How to Work With Creatives Across All Three Lenses
The practical implication of this framework is that game PMs have to collaborate with designers differently than most product roles require.
In games, the PM’s job is not to define the solution and hand it to design. It’s to bring the behavioral and experiential data into a conversation where the designer brings creative intent, and together arrive at something none of them would have reached alone. That requires the PM to understand enough about design craft to ask useful questions rather than prescribe answers, and to recognize when data is pointing at an experience problem rather than a product problem.
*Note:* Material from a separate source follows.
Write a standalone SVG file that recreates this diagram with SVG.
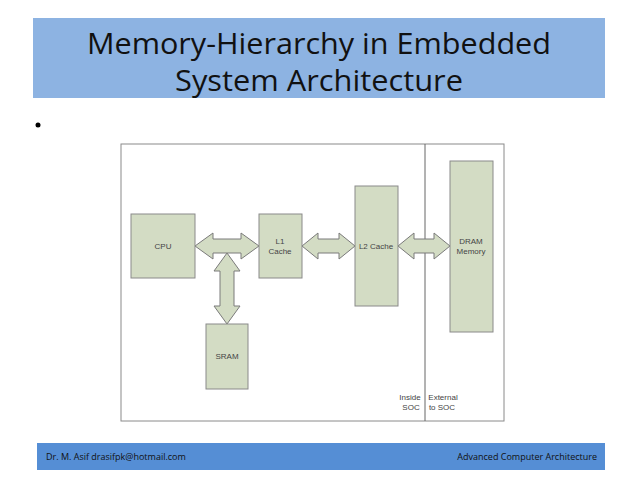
<svg xmlns="http://www.w3.org/2000/svg" width="638" height="479" viewBox="0 0 638 479">
<style>
.box{fill:#d3dcc4;stroke:#8a8a8a;stroke-width:1}
.lbl{font-family:"Liberation Sans",Arial,sans-serif;font-size:8px;fill:#444;text-anchor:middle}
.arr{fill:#d3dcc4;stroke:#7a7a7a;stroke-width:1}
.ttl{font-family:"Open Sans","Liberation Sans",sans-serif;font-size:29px;fill:#111;text-anchor:middle}
.ft{font-family:"Open Sans","Liberation Sans",sans-serif;font-size:9px;fill:#111}
</style>
<rect width="638" height="479" fill="#fff"/>
<rect x="33" y="18" width="572" height="80" fill="#8db3e2"/>
<text class="ttl" x="319" y="54" textLength="464" lengthAdjust="spacingAndGlyphs">Memory-Hierarchy in Embedded</text>
<text class="ttl" x="319" y="91" textLength="288" lengthAdjust="spacingAndGlyphs">System Architecture</text>
<circle cx="38" cy="125" r="2.5" fill="#000"/>
<rect x="121" y="144" width="383" height="277" fill="#fff" stroke="#8a8a8a" stroke-width="1"/>
<line x1="425" y1="144" x2="425" y2="421" stroke="#666" stroke-width="1"/>
<g id="connectors">
<polygon class="arr" points="195,246 213,233 213,239 241,239 241,233 259,246 241,259 241,253 213,253 213,259"/>
<polygon class="arr" points="227,253 240,271 234,271 234,306 240,306 227,324 214,306 220,306 220,271 214,271"/>
<polygon class="arr" points="302,246 318,233 318,239 339,239 339,233 355,246 339,259 339,253 318,253 318,259"/>
<polygon class="arr" points="398,246 414,233 414,239 434,239 434,233 450,246 434,259 434,253 414,253 414,259"/>
</g>
<g id="cpu"><rect class="box" x="131" y="214" width="64" height="64"/><text class="lbl" x="163" y="249">CPU</text></g>
<g id="l1"><rect class="box" x="259" y="214" width="43" height="64"/><text class="lbl" x="280" y="244">L1</text><text class="lbl" x="280" y="254">Cache</text></g>
<g id="l2"><rect class="box" x="355" y="186" width="43" height="120"/><text class="lbl" x="376" y="249">L2 Cache</text></g>
<g id="dram"><rect class="box" x="450" y="161" width="43" height="171"/><text class="lbl" x="471" y="244">DRAM</text><text class="lbl" x="471" y="254">Memory</text></g>
<g id="sram"><rect class="box" x="206" y="324" width="42" height="65"/><text class="lbl" x="227" y="359">SRAM</text></g>
<text class="lbl" x="410" y="400">Inside</text><text class="lbl" x="411" y="410">SOC</text>
<text class="lbl" x="443" y="400">External</text><text class="lbl" x="442" y="410">to SOC</text>
<rect x="37" y="443" width="568" height="27" fill="#558ed5"/>
<text class="ft" x="46" y="460">Dr. M. Asif  drasifpk@hotmail.com</text>
<text class="ft" x="597" y="460" text-anchor="end">Advanced Computer Architecture</text>
</svg>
I wrote about the specifics of how to navigate different designer types in an earlier post on working with game designers as a PM. The foundation underneath all of it is the same: you cannot contribute meaningfully to the creative intent lens if you haven’t developed enough respect for the craft to understand what designers are actually trying to protect.
The structured thinker who adds process when they should be listening, who brings a feature spec when the conversation needs a design question, who optimizes a metric when the experience is broken, is not failing because they lack intelligence. They’re failing because they only have one lens and they’re applying it everywhere.
Building the Judgment
Game product sense is not a mindset you adopt. It’s a capability you develop slowly, through the accumulation of real experience across all three lenses. And it compounds in a specific way: each lens makes the other two sharper. Playing the game changes how you read a retention curve. Understanding creative intent changes what you look for when you play. Behavioral data changes the questions you bring into design conversations.
The people who build great games and great careers in this industry are the ones who invested in all three. Not because it was efficient, but because they were curious enough to keep developing judgment long after their existing frameworks felt sufficient.
That curiosity is also what distinguishes the PMs who thrive here from the ones who don’t. It’s not credentials, analytical rigor, or even experience in adjacent industries. It’s the willingness to approach games as a craft that requires genuinely new thinking, and to keep building that thinking even when it’s uncomfortable.
The pull you feel from a great game didn’t happen by accident. Someone developed the judgment to create it. That judgment isn’t given. It’s earned through time.